[Material]:
------------------------------------------------------------------------
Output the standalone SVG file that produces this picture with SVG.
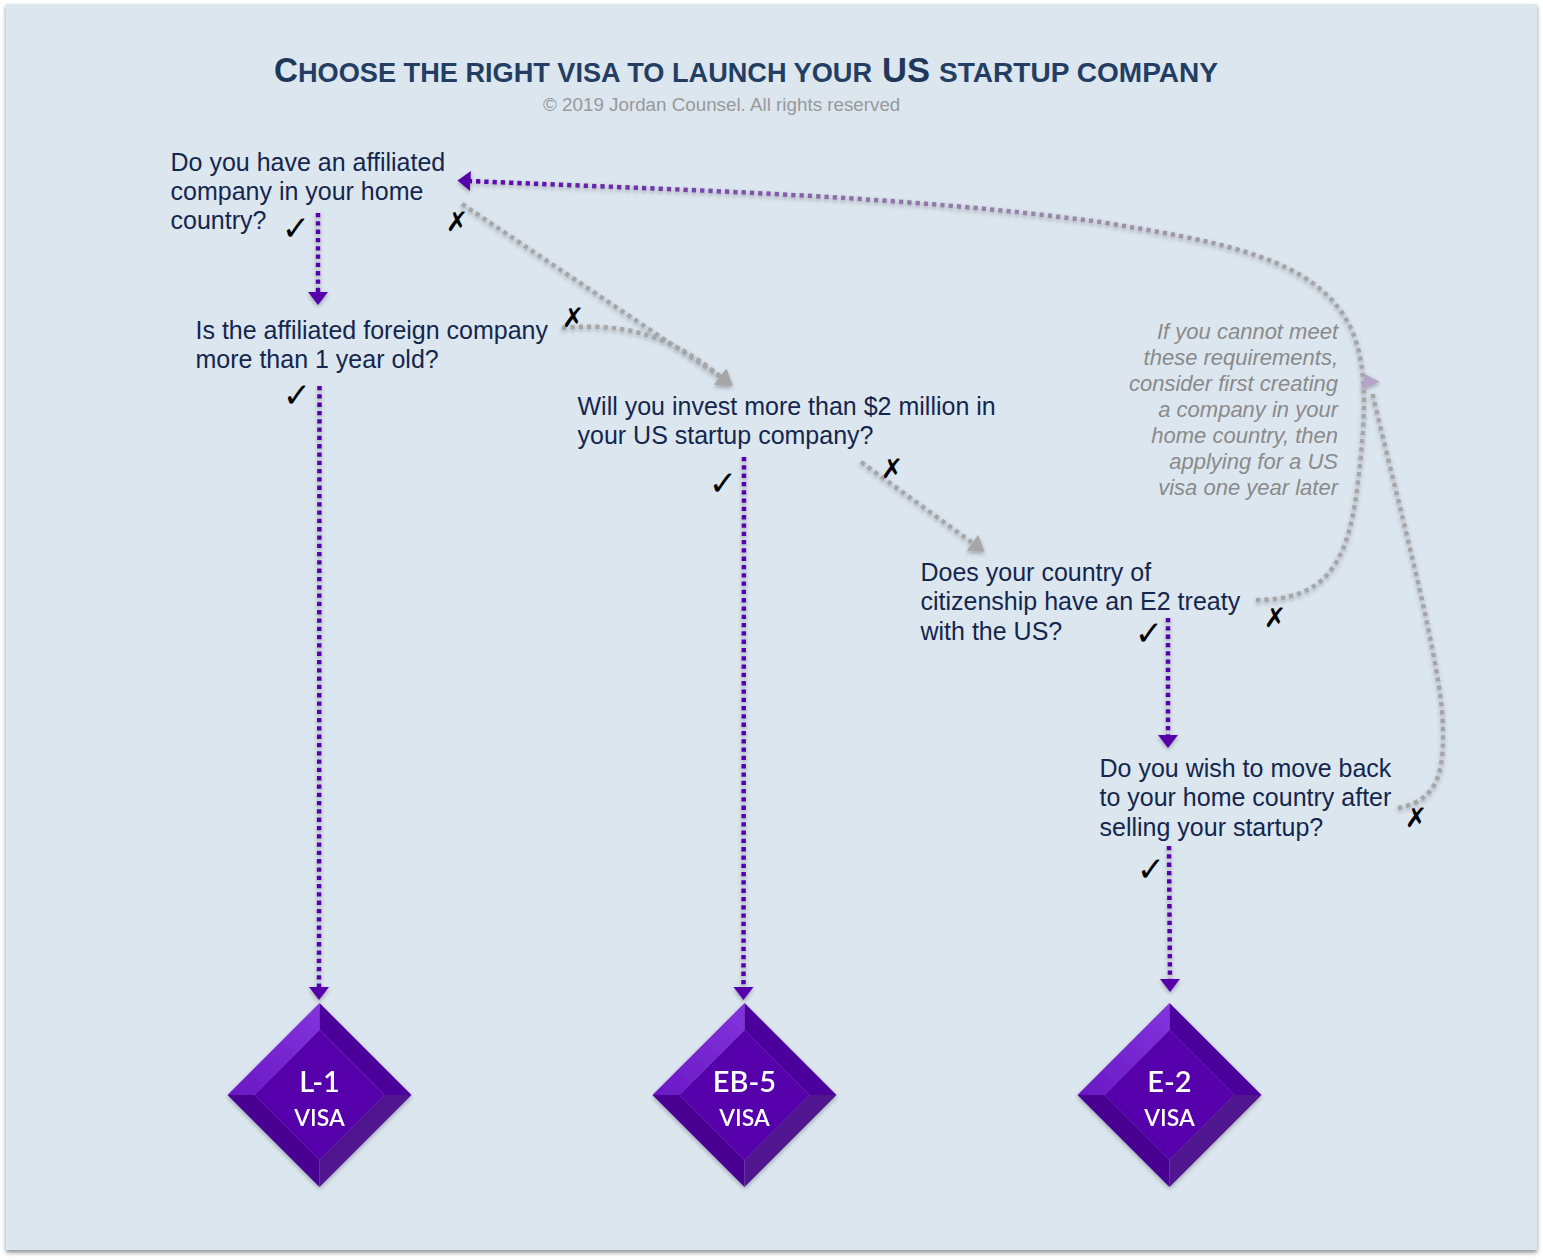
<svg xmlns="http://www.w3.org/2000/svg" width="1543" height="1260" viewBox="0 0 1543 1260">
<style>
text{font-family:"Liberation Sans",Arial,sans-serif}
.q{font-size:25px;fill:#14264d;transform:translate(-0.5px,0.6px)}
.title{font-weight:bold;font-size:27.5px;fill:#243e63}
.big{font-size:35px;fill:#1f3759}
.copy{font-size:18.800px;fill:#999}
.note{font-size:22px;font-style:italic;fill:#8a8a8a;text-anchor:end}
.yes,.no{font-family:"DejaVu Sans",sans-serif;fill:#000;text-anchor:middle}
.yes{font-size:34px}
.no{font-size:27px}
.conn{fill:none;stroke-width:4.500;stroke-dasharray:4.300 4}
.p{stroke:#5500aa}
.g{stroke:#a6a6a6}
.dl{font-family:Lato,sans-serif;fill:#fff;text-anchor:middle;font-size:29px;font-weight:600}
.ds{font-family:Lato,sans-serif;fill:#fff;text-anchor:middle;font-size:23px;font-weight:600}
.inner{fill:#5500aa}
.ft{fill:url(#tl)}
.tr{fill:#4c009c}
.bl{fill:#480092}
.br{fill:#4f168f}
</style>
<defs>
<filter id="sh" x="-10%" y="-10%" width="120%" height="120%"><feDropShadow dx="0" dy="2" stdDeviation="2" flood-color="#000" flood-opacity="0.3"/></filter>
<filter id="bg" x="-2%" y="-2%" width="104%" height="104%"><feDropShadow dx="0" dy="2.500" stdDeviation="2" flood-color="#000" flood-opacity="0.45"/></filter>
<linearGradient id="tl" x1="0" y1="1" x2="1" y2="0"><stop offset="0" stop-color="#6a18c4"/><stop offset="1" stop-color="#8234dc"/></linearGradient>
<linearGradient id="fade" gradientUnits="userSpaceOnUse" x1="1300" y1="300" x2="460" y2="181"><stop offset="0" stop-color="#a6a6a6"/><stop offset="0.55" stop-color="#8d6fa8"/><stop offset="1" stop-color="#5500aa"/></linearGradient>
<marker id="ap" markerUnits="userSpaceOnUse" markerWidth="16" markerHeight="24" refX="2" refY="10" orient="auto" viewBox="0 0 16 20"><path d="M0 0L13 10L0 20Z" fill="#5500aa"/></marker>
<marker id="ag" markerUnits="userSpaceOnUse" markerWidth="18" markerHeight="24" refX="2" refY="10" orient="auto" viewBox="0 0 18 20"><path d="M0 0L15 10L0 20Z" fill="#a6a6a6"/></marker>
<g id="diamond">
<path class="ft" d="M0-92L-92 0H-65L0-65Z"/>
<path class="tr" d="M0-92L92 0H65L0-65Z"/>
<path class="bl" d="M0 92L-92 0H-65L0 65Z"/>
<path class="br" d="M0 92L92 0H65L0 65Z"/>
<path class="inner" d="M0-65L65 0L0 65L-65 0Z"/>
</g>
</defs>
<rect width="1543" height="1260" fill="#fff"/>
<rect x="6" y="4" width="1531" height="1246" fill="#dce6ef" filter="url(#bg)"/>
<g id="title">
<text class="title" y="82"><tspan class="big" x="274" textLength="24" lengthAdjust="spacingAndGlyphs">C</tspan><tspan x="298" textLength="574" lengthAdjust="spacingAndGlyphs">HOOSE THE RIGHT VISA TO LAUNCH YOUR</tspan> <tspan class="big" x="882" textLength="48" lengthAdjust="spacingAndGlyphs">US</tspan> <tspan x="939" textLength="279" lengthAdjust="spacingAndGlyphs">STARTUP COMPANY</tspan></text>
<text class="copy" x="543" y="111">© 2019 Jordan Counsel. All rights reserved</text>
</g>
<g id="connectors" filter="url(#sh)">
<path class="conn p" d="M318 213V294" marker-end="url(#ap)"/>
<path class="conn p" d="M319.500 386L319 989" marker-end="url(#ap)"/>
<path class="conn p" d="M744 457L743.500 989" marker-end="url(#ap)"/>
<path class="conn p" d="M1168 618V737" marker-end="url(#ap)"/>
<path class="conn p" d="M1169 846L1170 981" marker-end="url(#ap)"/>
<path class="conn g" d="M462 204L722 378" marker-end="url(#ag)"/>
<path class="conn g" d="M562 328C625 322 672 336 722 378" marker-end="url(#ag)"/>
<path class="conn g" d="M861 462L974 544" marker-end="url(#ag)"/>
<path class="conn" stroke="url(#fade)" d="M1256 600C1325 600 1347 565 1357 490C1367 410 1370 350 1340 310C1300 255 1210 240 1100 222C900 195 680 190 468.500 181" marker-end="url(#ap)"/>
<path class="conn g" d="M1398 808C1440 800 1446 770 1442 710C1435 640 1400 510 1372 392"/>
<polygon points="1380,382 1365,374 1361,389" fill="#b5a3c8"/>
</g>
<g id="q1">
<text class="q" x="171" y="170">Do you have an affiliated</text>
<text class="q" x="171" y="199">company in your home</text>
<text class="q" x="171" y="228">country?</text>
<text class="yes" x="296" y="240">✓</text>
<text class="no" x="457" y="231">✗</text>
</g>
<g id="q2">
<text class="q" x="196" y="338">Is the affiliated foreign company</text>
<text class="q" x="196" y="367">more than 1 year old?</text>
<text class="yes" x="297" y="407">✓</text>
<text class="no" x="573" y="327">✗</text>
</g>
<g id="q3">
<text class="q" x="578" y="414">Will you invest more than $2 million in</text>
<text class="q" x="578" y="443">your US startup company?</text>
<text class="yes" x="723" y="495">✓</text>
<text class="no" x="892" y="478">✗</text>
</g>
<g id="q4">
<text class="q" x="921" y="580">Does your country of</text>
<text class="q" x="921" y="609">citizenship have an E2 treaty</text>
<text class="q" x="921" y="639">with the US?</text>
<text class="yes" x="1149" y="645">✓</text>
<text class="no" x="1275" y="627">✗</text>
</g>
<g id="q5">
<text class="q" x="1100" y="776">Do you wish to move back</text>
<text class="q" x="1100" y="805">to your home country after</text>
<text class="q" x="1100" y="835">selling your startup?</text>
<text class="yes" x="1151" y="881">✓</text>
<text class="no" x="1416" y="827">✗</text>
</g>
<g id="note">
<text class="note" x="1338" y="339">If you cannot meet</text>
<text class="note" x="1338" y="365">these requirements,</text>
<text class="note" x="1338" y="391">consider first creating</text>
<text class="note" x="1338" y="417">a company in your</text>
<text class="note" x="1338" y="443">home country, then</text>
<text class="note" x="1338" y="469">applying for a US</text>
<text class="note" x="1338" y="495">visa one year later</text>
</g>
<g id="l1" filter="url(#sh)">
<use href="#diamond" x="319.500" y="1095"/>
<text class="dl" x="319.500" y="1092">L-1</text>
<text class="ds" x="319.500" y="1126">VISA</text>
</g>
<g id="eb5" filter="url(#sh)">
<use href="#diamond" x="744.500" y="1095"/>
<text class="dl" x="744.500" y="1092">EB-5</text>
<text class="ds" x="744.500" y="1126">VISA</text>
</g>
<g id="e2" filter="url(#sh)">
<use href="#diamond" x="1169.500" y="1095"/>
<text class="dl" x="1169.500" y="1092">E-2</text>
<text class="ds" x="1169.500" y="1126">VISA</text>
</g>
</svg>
------------------------------------------------------------------------
[Written request]: Without the images, write out each line of the data verbatim.

[Expected output]:
Output the standalone SVG file that produces this picture with SVG.
<svg xmlns="http://www.w3.org/2000/svg" width="1543" height="1260" viewBox="0 0 1543 1260">
<style>
text{font-family:"Liberation Sans",Arial,sans-serif}
.q{font-size:25px;fill:#14264d;transform:translate(-0.5px,0.6px)}
.title{font-weight:bold;font-size:27.5px;fill:#243e63}
.big{font-size:35px;fill:#1f3759}
.copy{font-size:18.800px;fill:#999}
.note{font-size:22px;font-style:italic;fill:#8a8a8a;text-anchor:end}
.yes,.no{font-family:"DejaVu Sans",sans-serif;fill:#000;text-anchor:middle}
.yes{font-size:34px}
.no{font-size:27px}
.conn{fill:none;stroke-width:4.500;stroke-dasharray:4.300 4}
.p{stroke:#5500aa}
.g{stroke:#a6a6a6}
.dl{font-family:Lato,sans-serif;fill:#fff;text-anchor:middle;font-size:29px;font-weight:600}
.ds{font-family:Lato,sans-serif;fill:#fff;text-anchor:middle;font-size:23px;font-weight:600}
.inner{fill:#5500aa}
.ft{fill:url(#tl)}
.tr{fill:#4c009c}
.bl{fill:#480092}
.br{fill:#4f168f}
</style>
<defs>
<filter id="sh" x="-10%" y="-10%" width="120%" height="120%"><feDropShadow dx="0" dy="2" stdDeviation="2" flood-color="#000" flood-opacity="0.3"/></filter>
<filter id="bg" x="-2%" y="-2%" width="104%" height="104%"><feDropShadow dx="0" dy="2.500" stdDeviation="2" flood-color="#000" flood-opacity="0.45"/></filter>
<linearGradient id="tl" x1="0" y1="1" x2="1" y2="0"><stop offset="0" stop-color="#6a18c4"/><stop offset="1" stop-color="#8234dc"/></linearGradient>
<linearGradient id="fade" gradientUnits="userSpaceOnUse" x1="1300" y1="300" x2="460" y2="181"><stop offset="0" stop-color="#a6a6a6"/><stop offset="0.55" stop-color="#8d6fa8"/><stop offset="1" stop-color="#5500aa"/></linearGradient>
<marker id="ap" markerUnits="userSpaceOnUse" markerWidth="16" markerHeight="24" refX="2" refY="10" orient="auto" viewBox="0 0 16 20"><path d="M0 0L13 10L0 20Z" fill="#5500aa"/></marker>
<marker id="ag" markerUnits="userSpaceOnUse" markerWidth="18" markerHeight="24" refX="2" refY="10" orient="auto" viewBox="0 0 18 20"><path d="M0 0L15 10L0 20Z" fill="#a6a6a6"/></marker>
<g id="diamond">
<path class="ft" d="M0-92L-92 0H-65L0-65Z"/>
<path class="tr" d="M0-92L92 0H65L0-65Z"/>
<path class="bl" d="M0 92L-92 0H-65L0 65Z"/>
<path class="br" d="M0 92L92 0H65L0 65Z"/>
<path class="inner" d="M0-65L65 0L0 65L-65 0Z"/>
</g>
</defs>
<rect width="1543" height="1260" fill="#fff"/>
<rect x="6" y="4" width="1531" height="1246" fill="#dce6ef" filter="url(#bg)"/>
<g id="title">
<text class="title" y="82"><tspan class="big" x="274" textLength="24" lengthAdjust="spacingAndGlyphs">C</tspan><tspan x="298" textLength="574" lengthAdjust="spacingAndGlyphs">HOOSE THE RIGHT VISA TO LAUNCH YOUR</tspan> <tspan class="big" x="882" textLength="48" lengthAdjust="spacingAndGlyphs">US</tspan> <tspan x="939" textLength="279" lengthAdjust="spacingAndGlyphs">STARTUP COMPANY</tspan></text>
<text class="copy" x="543" y="111">© 2019 Jordan Counsel. All rights reserved</text>
</g>
<g id="connectors" filter="url(#sh)">
<path class="conn p" d="M318 213V294" marker-end="url(#ap)"/>
<path class="conn p" d="M319.500 386L319 989" marker-end="url(#ap)"/>
<path class="conn p" d="M744 457L743.500 989" marker-end="url(#ap)"/>
<path class="conn p" d="M1168 618V737" marker-end="url(#ap)"/>
<path class="conn p" d="M1169 846L1170 981" marker-end="url(#ap)"/>
<path class="conn g" d="M462 204L722 378" marker-end="url(#ag)"/>
<path class="conn g" d="M562 328C625 322 672 336 722 378" marker-end="url(#ag)"/>
<path class="conn g" d="M861 462L974 544" marker-end="url(#ag)"/>
<path class="conn" stroke="url(#fade)" d="M1256 600C1325 600 1347 565 1357 490C1367 410 1370 350 1340 310C1300 255 1210 240 1100 222C900 195 680 190 468.500 181" marker-end="url(#ap)"/>
<path class="conn g" d="M1398 808C1440 800 1446 770 1442 710C1435 640 1400 510 1372 392"/>
<polygon points="1380,382 1365,374 1361,389" fill="#b5a3c8"/>
</g>
<g id="q1">
<text class="q" x="171" y="170">Do you have an affiliated</text>
<text class="q" x="171" y="199">company in your home</text>
<text class="q" x="171" y="228">country?</text>
<text class="yes" x="296" y="240">✓</text>
<text class="no" x="457" y="231">✗</text>
</g>
<g id="q2">
<text class="q" x="196" y="338">Is the affiliated foreign company</text>
<text class="q" x="196" y="367">more than 1 year old?</text>
<text class="yes" x="297" y="407">✓</text>
<text class="no" x="573" y="327">✗</text>
</g>
<g id="q3">
<text class="q" x="578" y="414">Will you invest more than $2 million in</text>
<text class="q" x="578" y="443">your US startup company?</text>
<text class="yes" x="723" y="495">✓</text>
<text class="no" x="892" y="478">✗</text>
</g>
<g id="q4">
<text class="q" x="921" y="580">Does your country of</text>
<text class="q" x="921" y="609">citizenship have an E2 treaty</text>
<text class="q" x="921" y="639">with the US?</text>
<text class="yes" x="1149" y="645">✓</text>
<text class="no" x="1275" y="627">✗</text>
</g>
<g id="q5">
<text class="q" x="1100" y="776">Do you wish to move back</text>
<text class="q" x="1100" y="805">to your home country after</text>
<text class="q" x="1100" y="835">selling your startup?</text>
<text class="yes" x="1151" y="881">✓</text>
<text class="no" x="1416" y="827">✗</text>
</g>
<g id="note">
<text class="note" x="1338" y="339">If you cannot meet</text>
<text class="note" x="1338" y="365">these requirements,</text>
<text class="note" x="1338" y="391">consider first creating</text>
<text class="note" x="1338" y="417">a company in your</text>
<text class="note" x="1338" y="443">home country, then</text>
<text class="note" x="1338" y="469">applying for a US</text>
<text class="note" x="1338" y="495">visa one year later</text>
</g>
<g id="l1" filter="url(#sh)">
<use href="#diamond" x="319.500" y="1095"/>
<text class="dl" x="319.500" y="1092">L-1</text>
<text class="ds" x="319.500" y="1126">VISA</text>
</g>
<g id="eb5" filter="url(#sh)">
<use href="#diamond" x="744.500" y="1095"/>
<text class="dl" x="744.500" y="1092">EB-5</text>
<text class="ds" x="744.500" y="1126">VISA</text>
</g>
<g id="e2" filter="url(#sh)">
<use href="#diamond" x="1169.500" y="1095"/>
<text class="dl" x="1169.500" y="1092">E-2</text>
<text class="ds" x="1169.500" y="1126">VISA</text>
</g>
</svg>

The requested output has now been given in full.